Proposals to make buying a home easier approved
The Economic and Monetary Affairs Committee has approved proposed new rules that will make buying a home a much easier and practical affair.
Brits and other Europeans working and living anywhere within the EU will benefit from the new regulations, which aim to ensure mortgages are suitably matched to the unique position of certain buyers.
The rules will also scrupulously check the creditworthiness of would-be property buyers to ensure that subprime lending, one of the core causes of the 2008 global financial crisis, is never allowed to happen again.
In circumstances where buyers find themselves in financial difficulties, the new rules will provide greater protection against asset seizure.
“Parliament has given a qualitative breakthrough regarding the initial text. We now have more ambitious legislation which establishes the international golden standards bringing in the principles recently adopted by the Financial Stability Board,” commented Antolin Sanchez Presedo, a Spanish politician and member of the European Parliament.
“We introduced a new chapter on financial education, strengthened information to consumers, established a reflection period and the possibility to receive good advice as well as fair principles for crisis situations,” he continued.
With reference to financial advice and information for prospective borrowers, lenders will be required to provide impartial guidance; including making them understand the long-term implications of committing to a substantial loan.

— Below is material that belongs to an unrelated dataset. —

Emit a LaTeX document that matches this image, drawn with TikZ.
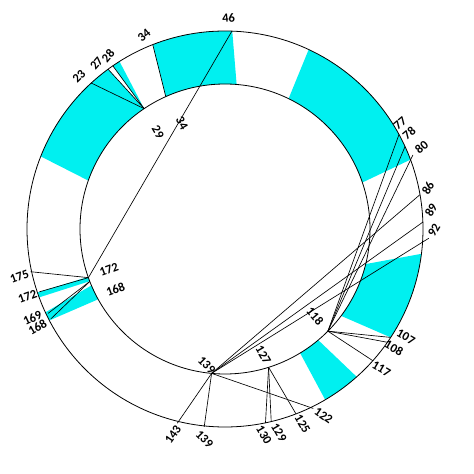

The breakthrough aspect of the proposals is in the safeguarding of buyers, whose “misjudgements” might lead them into problems.
However, it has to be noted, that it is better to be preventive than curative – mortgages should only go to those who can afford them.
Consequently, appreciating that circumstances can change for both lenders and borrowers, it is proposed that mortgages come with a realistic degree of flexibility.
This may include, for example, the ability of a borrower to pay off a mortgage early and for a lender to be suitably compensated for such an instance. What won’t be allowed is for penalties to be issued to borrowers for paying ahead of schedule.
Now that the Economic and Monetary Affairs Committee has approved the proposals, MEPs can open up negotiations with the member states of the EU.